2013 Year-end Roundup

 

phtos from residency at the Tides Institute and Museum of Art, Montalvo Art Center, Happiness Is... Chinese Arts Centre, more

2013 year-in-review. Highlights include the residency at the Tides Institute and Museum of Art in Eastport, Maine; Happiness Is…, at Montalvo Arts Center in Saratoga, California; Irrational Exuberance Flags at Southern Exposure; Irrational Exuberance (Asst. Colors) at Centre for Chinese Contemporary Art in Manchester, UK; Obsolete Californias in San Francisco; Jenkins Johnson Gallery in NYC; publications such as Temporary Art Review and The Dark Would.

Looking back at 2013, I’m grateful for the generosity and passion of many people…

• the dedicated staff at arts organizations providing residencies and exhibition opportunities to artists like myself…

• whipsmart collaborators Leah Rosenberg and Susan O’Malley… and

• inspiring, fearless women artists like Torreya Cummings, Sarrita Hunn and Lauren Adams who shape the art worlds they would like to participate in.

In 2014, I’m looking forward to…

Bronx AIM informal studio visits. Visiting photographer Martyna Szczesna's studio.

Bronx AIM informal studio visits.
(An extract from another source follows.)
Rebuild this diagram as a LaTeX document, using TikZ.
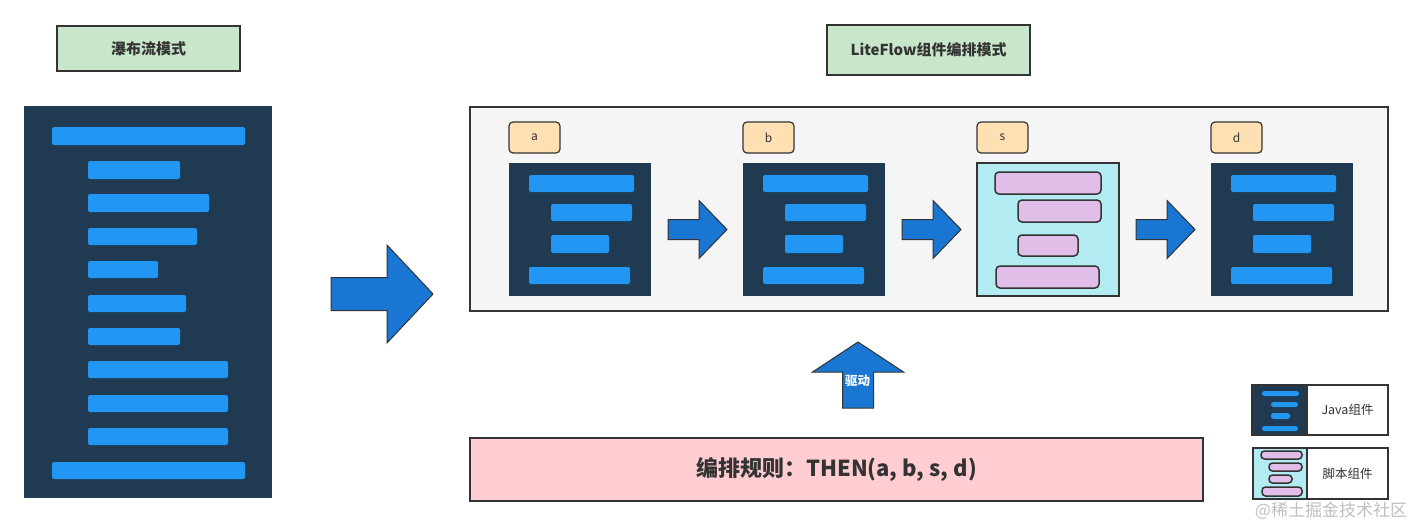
\documentclass[tikz,border=0pt]{standalone}
\usepackage{fontspec}
\setmainfont{Noto Sans CJK SC}
\usepackage{tikz}
\usetikzlibrary{calc, positioning}

\definecolor{edge}{HTML}{333333}
\definecolor{navy}{HTML}{1F3A51}
\definecolor{barblue}{HTML}{2196F3}
\definecolor{arrowblue}{HTML}{1976D2}
\definecolor{titlegreen}{HTML}{C8E6C9}
\definecolor{peach}{HTML}{FFE0B2}
\definecolor{cyanbg}{HTML}{B2EBF2}
\definecolor{lilac}{HTML}{E1BEE7}
\definecolor{rulepink}{HTML}{FFCDD2}
\definecolor{framebg}{HTML}{F5F5F5}

\begin{document}
\begin{tikzpicture}[x=1pt, y=-1pt,
    every node/.style={inner sep=0pt, outer sep=0pt, text=edge},
    titlebox/.style={draw=edge, line width=1.5pt, fill=titlegreen, font=\bfseries\fontsize{15}{18}\selectfont},
    javabox/.style={fill=navy, minimum width=142pt, minimum height=133pt},
    scriptbox/.style={fill=cyanbg, draw=edge, line width=1.5pt, minimum width=142pt, minimum height=133pt},
    tag/.style={fill=peach, draw=edge, line width=1.2pt, rounded corners=4pt, minimum width=51pt, minimum height=31pt, font=\fontsize{12}{14}\selectfont},
    bar/.style={fill=barblue, rounded corners=2pt},
    sbar/.style={fill=lilac, draw=edge, line width=1.5pt, rounded corners=4pt},
    blockarrow/.style={fill=arrowblue, draw=edge, line width=1pt, line join=miter},
    legtext/.style={draw=edge, line width=1.5pt, fill=white, font=\fontsize{12.5}{15}\selectfont}]
    \useasboundingbox (0,0) rectangle (1413,528);

    % waterfall side
    \node[titlebox, minimum width=183pt, minimum height=45pt] (wtitle) at (148.5,48.5) {瀑布流模式};
    \node[fill=navy, minimum width=248pt, minimum height=392pt] (panel) at (148,302) {};
    \foreach \xa/\ya/\xb/\yb in {52/127/245/145, 88/161/180/179, 88/194/209/212, 88/228/197/245,
        88/261/158/278, 88/295/186/312, 88/328/180/345, 88/361/228/378, 88/395/228/412,
        88/428/228/445, 52/462/245/479}
        \fill[bar] (\xa,\ya) rectangle (\xb,\yb);

    % big arrow
    \coordinate (bigarr) at (331,294);
    \draw[blockarrow] ($(bigarr)+(0,-16.5)$) -- ++(56,0) -- ++(0,-32.5) -- ++(46,49) -- ++(-46,49)
        -- ++(0,-32.5) -- ++(-56,0) -- cycle;

    % liteflow side
    \node[titlebox, minimum width=203pt, minimum height=50pt] (ltitle) at (928.5,50) {LiteFlow组件编排模式};
    \node[draw=edge, line width=2pt, fill=framebg, minimum width=918pt, minimum height=204pt] (frame) at (929,209) {};

    \node[javabox] (boxa) at (580,229.5) {};
    \node[javabox, right=92pt of boxa] (boxb) {};
    \node[scriptbox, right=92pt of boxb] (boxs) {};
    \node[javabox, right=92pt of boxs] (boxd) {};

    \foreach \c/\t in {boxa/a, boxb/b, boxs/s, boxd/d}
        \node[tag, above right=10pt and 0pt of \c.north west] (tag\t) {\t};

    \foreach \c in {boxa, boxb, boxd} {
        \begin{scope}[shift={(\c.north west)}]
            \foreach \xa/\ya/\xb/\yb in {20/12/125/29, 42/41/123/58, 42/72/100/90, 20/104/121/121}
                \fill[bar] (\xa,\ya) rectangle (\xb,\yb);
        \end{scope}
    }
    \begin{scope}[shift={(boxs.north west)}]
        \foreach \xa/\ya/\xb/\yb in {18/9/124/31, 41/37/124/59, 41/72/101/93, 19/103/122/125}
            \draw[sbar] (\xa,\ya) rectangle (\xb,\yb);
    \end{scope}

    \foreach \p/\q in {boxa/boxb, boxb/boxs, boxs/boxd}
        \draw[blockarrow] ($(\p.east)+(17,-10)$) -- ++(31,0) -- ++(0,-19) -- ++(28,29) -- ++(-28,29)
            -- ++(0,-19) -- ++(-31,0) -- cycle;

    % rule and drive arrow
    \node[draw=edge, line width=1.5pt, fill=rulepink, minimum width=733pt, minimum height=63pt,
        font=\bfseries\fontsize{22}{26}\selectfont] (rule) at (836.5,469.5) {编排规则：THEN(a, b, s, d)};
    \coordinate (drive) at (858,408);
    \draw[blockarrow] ($(drive)+(-15.5,0)$) -- ++(0,-36) -- ++(-30,0) -- ++(45.5,-30) -- ++(45.5,30)
        -- ++(-30,0) -- ++(0,36) -- cycle;
    \node[text=white, font=\bfseries\fontsize{12.5}{15}\selectfont] (drivetext) at (857.5,381) {驱动};

    % legend
    \node[legtext, minimum width=81pt, minimum height=50pt] (legjava) at (1347.5,410) {Java组件};
    \node[fill=navy, draw=edge, line width=1.5pt, minimum width=55pt, minimum height=50pt, left=0pt of legjava] (iconjava) {};
    \node[legtext, minimum width=81pt, minimum height=51pt] (legscript) at (1347.5,473.5) {脚本组件};
    \node[fill=cyanbg, draw=edge, line width=1.5pt, minimum width=54pt, minimum height=51pt, left=0pt of legscript] (iconscript) {};
    \begin{scope}[shift={(iconjava.north west)}]
        \foreach \xa/\ya/\xb/\yb in {10/6/47/11, 19/17/46/22, 19/28/38/34, 10/41/46/46}
            \fill[bar, rounded corners=2.5pt] (\xa,\ya) rectangle (\xb,\yb);
    \end{scope}
    \begin{scope}[shift={(iconscript.north west)}]
        \foreach \xa/\ya/\xb/\yb in {8/3/49/11, 16/15/49/23, 16/27/39/35, 9/39/49/48}
            \draw[sbar, rounded corners=3.5pt] (\xa,\ya) rectangle (\xb,\yb);
    \end{scope}

    \node[anchor=east, text=black!25, font=\fontsize{17}{20}\selectfont] (mark) at (1407,511) {@稀土掘金技术社区};
\end{tikzpicture}
\end{document}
Visiting photographer Martyna Szczesna‘s studio.

• participating in the Bronx Museum of Art’s AIM program, and helping to organize mutual studio visits in the interim…

• contributing to artist’s publications: the next Ortega y Gasset Gazette, and Land and Sea, slated to debut at the LA Book Fair…

• launching a new version of my website…

• continuing to read and participate in book clubs about class, community, and engagement.